After living for a month in rural India, where we literally drive over harvests that are laid out on the road, where seeing oxen teams pulling carts on the National Highway is a daily occurrence, and where many villages don’t have electricity let alone internet, seeing a different side of India was very interesting. Bangalore is also a mix of people—although it is in the Indian state of Karnataka, there are people from all over India who have migrated there for work, including the people from neighboring Tamil Nadu (where I’ve been living) who originally came to the city to work under the British rulers. This diversity is apparent from even a walk into a movie store—there are sections with movies in English, Hindi, Tamil, Teluga, Hindi, and more. Over the years they’ve developed a very cosmopolitan and diverse city with Indians from many different backgrounds all living together, speaking different languages, and becoming the entrepreneurs and leaders of their country’s future.


It’s inspiring and amazing to see.

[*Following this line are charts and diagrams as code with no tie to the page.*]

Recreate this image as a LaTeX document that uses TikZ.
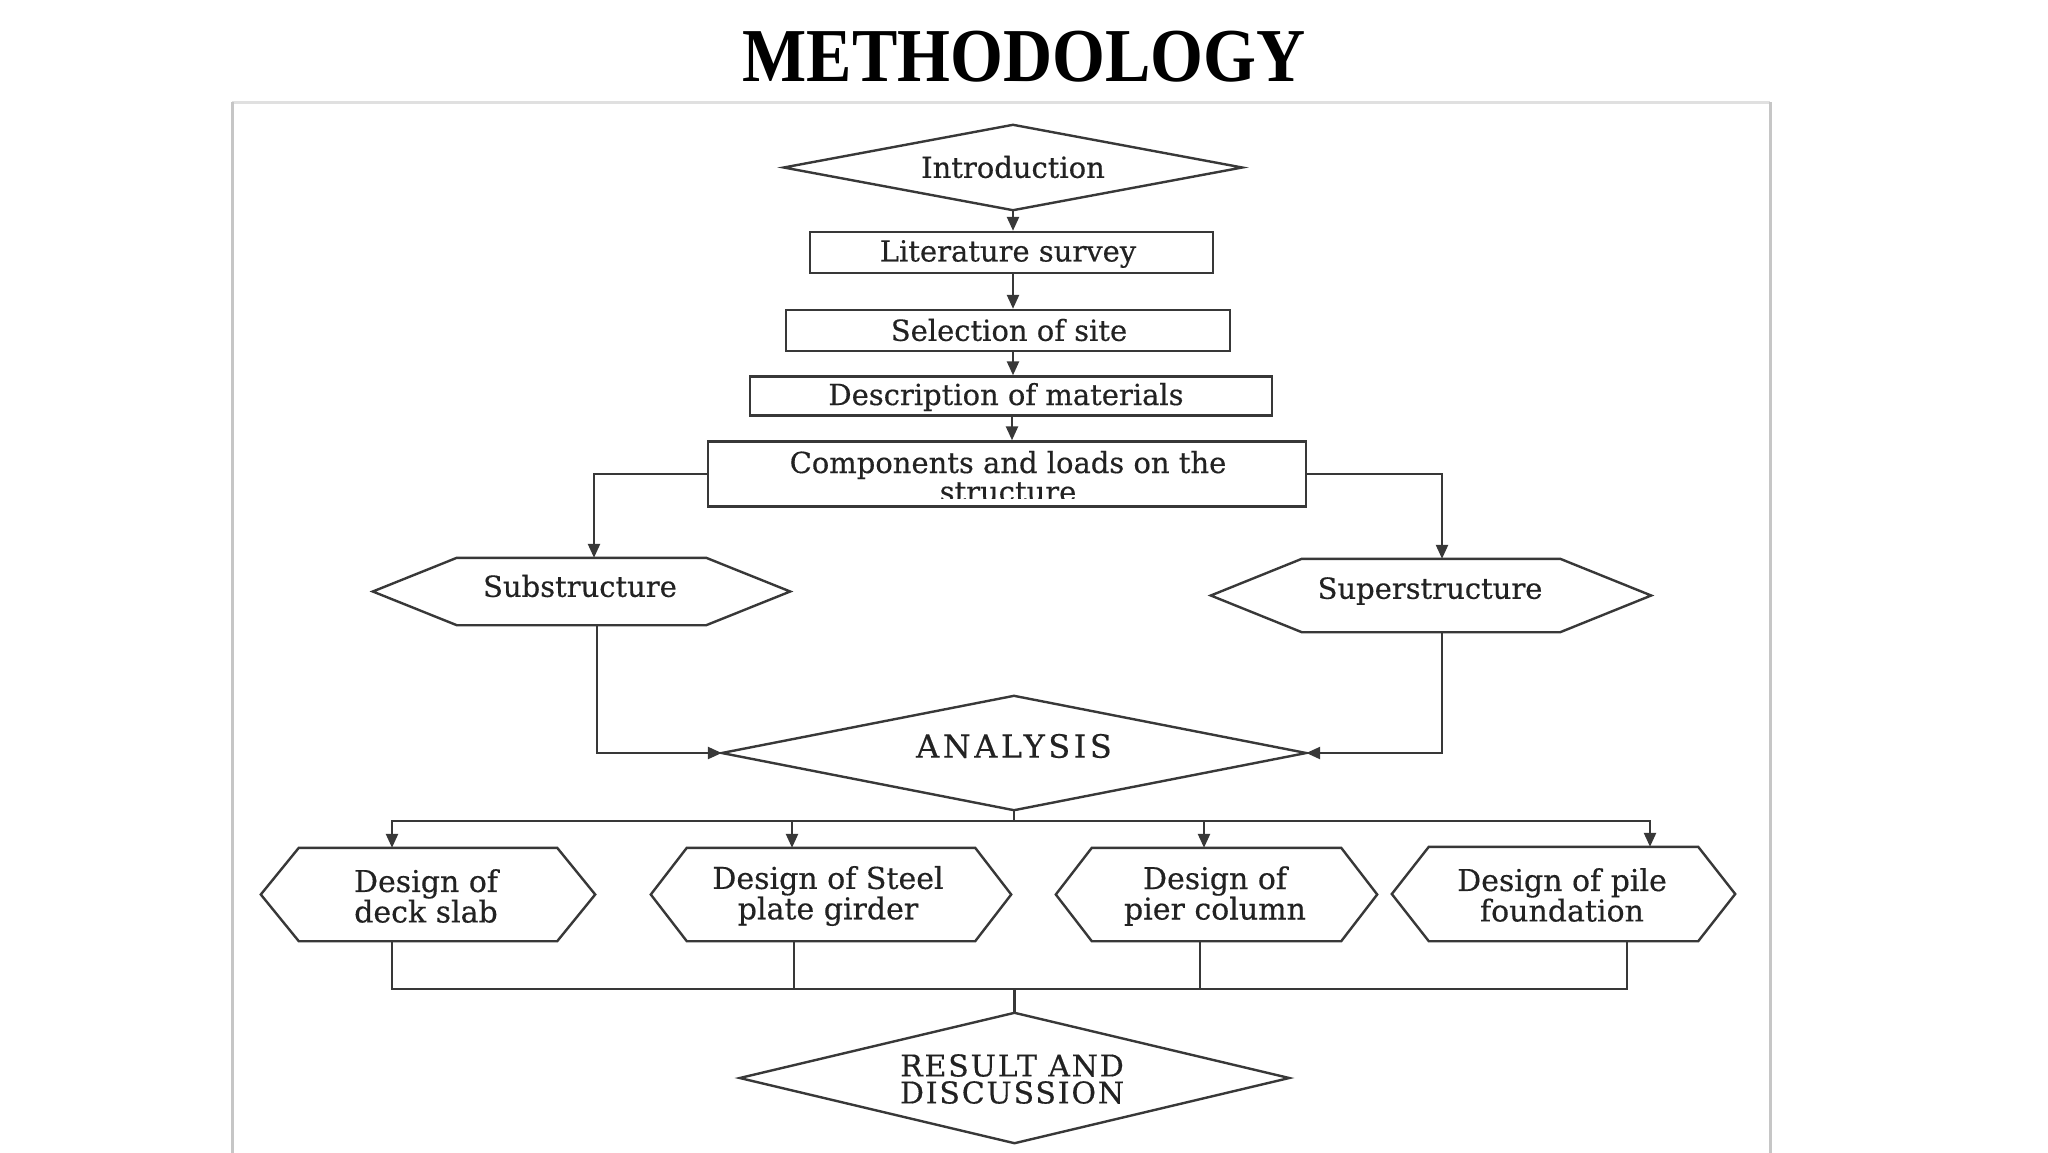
\documentclass[tikz,border=0pt]{standalone}
\usepackage{fontspec}
\usepackage{graphicx}
\setmainfont{DejaVu Serif}[FakeBold=0.4]
\newfontfamily\titlefont{Liberation Serif}
\usetikzlibrary{arrows.meta}
\definecolor{ln}{HTML}{383838}
\definecolor{tx}{HTML}{222222}
\definecolor{frm}{HTML}{C6C6C6}
\definecolor{frmtop}{HTML}{E0E0E0}
\newcommand\hexdraw[2]{\draw[outline] (#1.west) -- ([xshift=#2]#1.north west) -- ([xshift=-#2]#1.north east) -- (#1.east) -- ([xshift=-#2]#1.south east) -- ([xshift=#2]#1.south west) -- cycle;}
\newcommand\diadraw[1]{\draw[outline] (#1.west) -- (#1.north) -- (#1.east) -- (#1.south) -- cycle;}
\begin{document}
\begin{tikzpicture}[x=1pt,y=-1pt,
  outline/.style={draw=ln, line width=2.4pt, line join=miter},
  box/.style={draw=ln, line width=2.4pt, inner sep=0pt, fill=white},
  ghost/.style={inner sep=0pt, draw=none},
  txt/.style={text=tx, font=\fontsize{29}{29}\selectfont, inner sep=0pt, align=center},
  dtxt/.style={text=tx, font=\fontsize{30}{28}\selectfont, inner sep=0pt, align=center},
  conn/.style={draw=ln, line width=2.4pt, line cap=rect},
  arr/.style={draw=ln, line width=2.4pt, -{Triangle[length=14pt,width=12pt]}}]
\useasboundingbox (0,0) rectangle (2048,1152);
\fill[white] (0,0) rectangle (2048,1152);

% frame
\draw[frmtop, line width=3pt] (232,102) -- (1770,102);
\draw[frm, line width=3pt] (232,1160) -- (232,102);
\draw[frm, line width=3pt] (1770,102) -- (1770,1160);

% title
\node[inner sep=0pt, font=\titlefont\bfseries\fontsize{68}{68}\selectfont] (title) at (1024,57) {\scalebox{1}[1.12]{METHODOLOGY}};

% top chain
\node[ghost, minimum width=458pt, minimum height=85pt] (intro) at (1013,167.5) {};
\diadraw{intro}
\node[txt] (introT) at (1013,167) {Introduction};

\node[box, minimum width=403pt, minimum height=41pt] (lit) at (1011.5,252.5) {};
\node[txt] (litT) at (1008,254) {Literature survey};

\node[box, minimum width=444pt, minimum height=41pt] (sel) at (1008,330.5) {};
\node[txt] (selT) at (1009,330) {Selection of site};

\node[box, minimum width=522pt, minimum height=39pt] (desc) at (1011,396) {};
\node[txt] (descT) at (1006,397) {Description of materials};

\node[box, minimum width=598pt, minimum height=65pt] (comp) at (1007,474) {};
\begin{scope}
  \clip (712,445) rectangle (1302,498);
  \node[txt, anchor=base] (compA) at (1008,473) {Components and loads on the};
  \node[txt, anchor=base] (compB) at (1008,502) {structure};
\end{scope}

\draw[arr] (intro.south) -- (intro.south |- lit.north);
\draw[arr] (intro.south |- lit.south) -- (intro.south |- sel.north);
\draw[arr] (intro.south |- sel.south) -- (intro.south |- desc.north);
\draw[arr] ([xshift=-1pt]intro.south |- desc.south) -- ([xshift=-1pt]intro.south |- comp.north);

% sub / super
\node[ghost, minimum width=417pt, minimum height=67pt] (sub) at (581.5,591.5) {};
\hexdraw{sub}{84pt}
\node[txt] (subT) at (580,586) {Substructure};

\node[ghost, minimum width=440pt, minimum height=73pt] (sup) at (1431,595.5) {};
\hexdraw{sup}{91pt}
\node[txt] (supT) at (1430,591) {Superstructure};

\draw[arr] (comp.west) -| ([xshift=12.5pt]sub.north);
\draw[arr] (comp.east) -| ([xshift=11pt]sup.north);

% analysis
\node[ghost, minimum width=584pt, minimum height=114pt] (ana) at (1014,753) {};
\diadraw{ana}
\node[text=tx, inner sep=0pt, font=\fontsize{32}{32}\selectfont\addfontfeatures{LetterSpace=11}] (anaT) at (1014,746) {ANALYSIS};

\draw[arr] ([xshift=15.5pt]sub.south) |- (ana.west);
\draw[arr] ([xshift=11pt]sup.south) |- (ana.east);

% design row
\node[ghost, minimum width=334pt, minimum height=93pt] (deck) at (428,894.5) {};
\hexdraw{deck}{38pt}
\node[dtxt] (deckT) at (426,896) {Design of\\deck slab};

\node[ghost, minimum width=360pt, minimum height=93pt] (gird) at (831,894.5) {};
\hexdraw{gird}{36pt}
\node[dtxt] (girdT) at (828,896) {Design of Steel\\plate girder};

\node[ghost, minimum width=321pt, minimum height=93pt] (pier) at (1216.5,894.5) {};
\hexdraw{pier}{36pt}
\node[dtxt] (pierT) at (1215,896) {Design of\\pier column};

\node[ghost, minimum width=343pt, minimum height=94pt] (pile) at (1563.5,894) {};
\hexdraw{pile}{37pt}
\node[dtxt] (pileT) at (1562,895) {Design of pile\\foundation};

% upper bus
\coordinate (busA) at (1014,821);
\coordinate (busL) at (392,821);
\coordinate (bus2) at (792,821);
\coordinate (bus3) at (1204,821);
\coordinate (busR) at (1650,821);
\draw[conn] (ana.south) -- (busA);
\draw[conn] (busL) -- (busR);
\draw[arr] (busL) -- (busL |- deck.north);
\draw[arr] (bus2) -- (bus2 |- gird.north);
\draw[arr] (bus3) -- (bus3 |- pier.north);
\draw[arr] (busR) -- (busR |- pile.north);

% result
\node[ghost, minimum width=549pt, minimum height=130pt] (res) at (1014.5,1078) {};
\diadraw{res}
\node[text=tx, inner sep=0pt, align=center, font=\fontsize{30}{27}\selectfont\addfontfeatures{LetterSpace=6}] (resT) at (1012,1079) {RESULT AND\\DISCUSSION};

% lower bus
\coordinate (lb1) at (392,989);
\coordinate (lb2) at (794,989);
\coordinate (lb3) at (1200,989);
\coordinate (lb4) at (1627,989);
\draw[conn, line join=miter] (lb1 |- deck.south) -- (lb1) -- (lb4) -- (lb4 |- pile.south);
\draw[conn] (lb2 |- gird.south) -- (lb2);
\draw[conn] (lb3 |- pier.south) -- (lb3);
\draw[conn] (res.north |- lb1) -- (res.north);
\end{tikzpicture}
\end{document}
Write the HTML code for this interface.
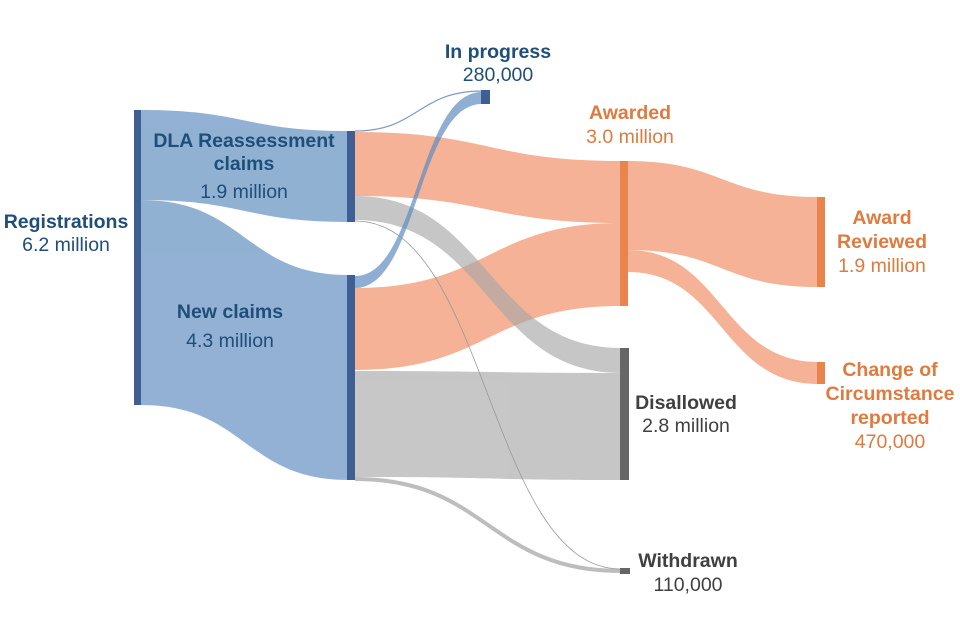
<!DOCTYPE html>
<html><head><meta charset="utf-8"><style>
body{margin:0;background:#fff;}
svg{display:block;font-family:"Liberation Sans",Arial,sans-serif;}
</style></head><body>
<svg width="960" height="640" viewBox="0 0 960 640" xmlns="http://www.w3.org/2000/svg">
<g opacity="0.9">
<path d="M141,110 C245,110 245,131 348,131 L348,222 C245,222 245,200 141,200 Z" fill="#86a9cf"/>
<path d="M141,200 C245,200 245,275 348,275 L348,480 C245,480 245,405 141,405 Z" fill="#86a9cf"/>
</g>
<g opacity="0.85">
<path d="M355,132 C488,132 488,161 621,161 L621,223 C488,223 488,196 355,196 Z" fill="#f4a584"/>
<path d="M355,288 C488,288 488,223 621,223 L621,306 C488,306 488,370 355,370 Z" fill="#f4a584"/>
<path d="M355,371 C488,371 488,373 621,373 L621,480 C488,480 488,477 355,477 Z" fill="#bdbdbd"/>
<path d="M628,161 C722,161 722,197 818,197 L818,287 C722,287 722,250 628,250 Z" fill="#f4a584"/>
<path d="M628,250 C722,250 722,362 818,362 L818,384 C722,384 722,272 628,272 Z" fill="#f4a584"/>
</g>
<path d="M355,196 C488,196 488,348 621,348 L621,373 C488,373 488,220 355,220 Z" fill="#a8a8a8" opacity="0.65"/>
<path d="M355,276 C418,276 418,92 482,92 L482,104 C418,104 418,288 355,288 Z" fill="#5f8cc2" opacity="0.7"/>
<path d="M355,479 C488,479 488,571 621,571" fill="none" stroke="#bdbdbd" stroke-width="4"/>
<path d="M355,131 C418,131 418,91 482,91" fill="none" stroke="#7d9cc4" stroke-width="1.2"/>
<path d="M355,221 C488,221 488,569 621,569" fill="none" stroke="#999" stroke-width="0.8"/>
<rect x="134" y="110" width="7" height="295" fill="#3f5e91"/>
<rect x="347" y="131" width="8" height="91" fill="#3f5e91"/>
<rect x="347" y="275" width="8" height="205" fill="#3f5e91"/>
<rect x="481" y="90" width="9" height="14" fill="#3f5e91"/>
<rect x="620" y="161" width="8" height="145" fill="#e8844c"/>
<rect x="620" y="348" width="9" height="132" fill="#666"/>
<rect x="620" y="568" width="10" height="6" fill="#666"/>
<rect x="817" y="197" width="8" height="90" fill="#e8844c"/>
<rect x="817" y="362" width="8" height="22" fill="#e8844c"/>
<g font-size="19.5" text-anchor="middle">
<text x="66" y="228" fill="#1f4e79" font-weight="bold">Registrations</text>
<text x="66" y="251" fill="#1f4e79">6.2 million</text>
<text x="244" y="147" fill="#1f4e79" font-weight="bold">DLA Reassessment</text>
<text x="244" y="170" fill="#1f4e79" font-weight="bold">claims</text>
<text x="244" y="198" fill="#1f4e79">1.9 million</text>
<text x="230" y="318" fill="#1f4e79" font-weight="bold">New claims</text>
<text x="230" y="347" fill="#1f4e79">4.3 million</text>
<text x="498" y="58" fill="#1f4e79" font-weight="bold">In progress</text>
<text x="498" y="81" fill="#1f4e79">280,000</text>
<text x="630" y="119" fill="#e07a3e" font-weight="bold">Awarded</text>
<text x="630" y="143" fill="#e07a3e">3.0 million</text>
<text x="686" y="409" fill="#404040" font-weight="bold">Disallowed</text>
<text x="686" y="432" fill="#404040">2.8 million</text>
<text x="688" y="567" fill="#404040" font-weight="bold">Withdrawn</text>
<text x="688" y="591" fill="#404040">110,000</text>
<text x="882" y="224" fill="#e07a3e" font-weight="bold">Award</text>
<text x="882" y="248" fill="#e07a3e" font-weight="bold">Reviewed</text>
<text x="882" y="272" fill="#e07a3e">1.9 million</text>
<text x="890" y="376" fill="#e07a3e" font-weight="bold">Change of</text>
<text x="890" y="400" fill="#e07a3e" font-weight="bold">Circumstance</text>
<text x="890" y="424" fill="#e07a3e" font-weight="bold">reported</text>
<text x="890" y="448" fill="#e07a3e">470,000</text>
</g>
</svg>
</body></html>
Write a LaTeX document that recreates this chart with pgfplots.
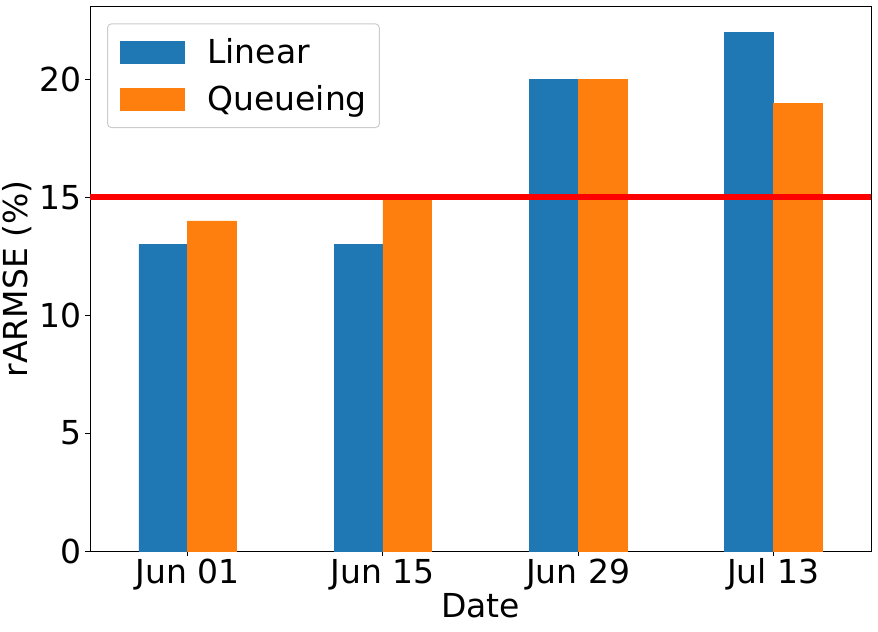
\documentclass[border=0pt]{standalone}
\usepackage{fontspec}
\setmainfont{DejaVu Sans}
\usepackage{pgfplots}
\pgfplotsset{compat=1.18}
\definecolor{mblue}{HTML}{1F77B4}
\definecolor{morange}{HTML}{FF7F0E}
\newcommand{\bigf}{\fontsize{33bp}{39bp}\selectfont}
\begin{document}
\bigf
\begin{tikzpicture}
\begin{axis}[
  scale only axis, width=781bp, height=544.5bp,
  xmin=-0.5, xmax=3.5, ymin=0, ymax=23.1,
  ybar, bar width=0.25,
  xtick={0,1,2,3}, xticklabels={Jun 01,Jun 15,Jun 29,Jul 13},
  ytick={0,5,10,15,20},
  xtick pos=bottom, ytick pos=left,
  tick align=outside, major tick length=5bp,
  tick style={black, line width=1bp},
  axis line style={black, line width=1bp},
  /pgf/number format/assume math mode=true,
  tick label style={font=\bigf},
  xticklabel style={inner sep=0pt, anchor=base, yshift=-27bp},
  yticklabel style={inner sep=0pt, anchor=east, xshift=-3bp},
  label style={font=\bigf},
  xlabel={Date}, ylabel={rARMSE (\%)},
  xlabel style={at={(axis description cs:0.5,-0.1212)}, anchor=base, inner sep=0pt},
  ylabel style={at={(axis description cs:-0.093,0.5)}, anchor=center, inner sep=0pt},
  legend image code/.code={\fill[#1, sharp corners, fill opacity=1] (0bp,-11.2bp) rectangle (64bp,11.2bp);},
  legend cell align=left,
  legend style={at={(0.0218,0.969)}, anchor=north west, draw=black!20, line width=1bp,
    rounded corners=4bp, fill=white, fill opacity=0.8, text opacity=1,
    inner xsep=12.5bp, inner ysep=10.5bp, row sep=11.4bp, column sep=23bp,
    font=\bigf,
    nodes={inner sep=0pt, text height=0.88em, text depth=0.2em}},
]
\addplot[fill=mblue, draw=mblue, line width=0.4bp, bar shift=-0.125] coordinates {(0,13) (1,13) (2,20) (3,22)};
\addplot[fill=morange, draw=morange, line width=0.4bp, bar shift=0.125] coordinates {(0,14) (1,15) (2,20) (3,19)};
\addplot[red, line width=6bp, sharp plot, mark=none, forget plot] coordinates {(-0.5,15) (3.5,15)};
\legend{Linear, Queueing}
\end{axis}
\pgfresetboundingbox
\path[use as bounding box] ([xshift=-90bp,yshift=-80bp]current axis.south west) rectangle ([xshift=7bp,yshift=6.5bp]current axis.north east);
\end{tikzpicture}
\end{document}
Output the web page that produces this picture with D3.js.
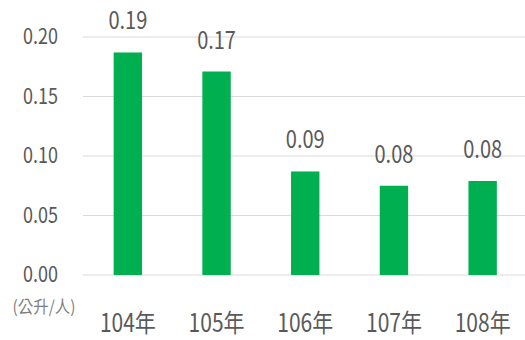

If India continues growing at the rate it has been and is successful in modernizing and educating its citizens, this could be what the majority of Indian cities look like 50 years from now. 50 years from now these poor rural farmers who pick their rice by hand and walk around the dusty Indian roads in rags and without shoes could be living in a nice house in the suburbs of a developed city. It almost sounds ridiculous given just how poor most people here are, but it is a future that could yet become a reality. India is rising. I can’t wait to come back for another visit in 50 years and see the difference.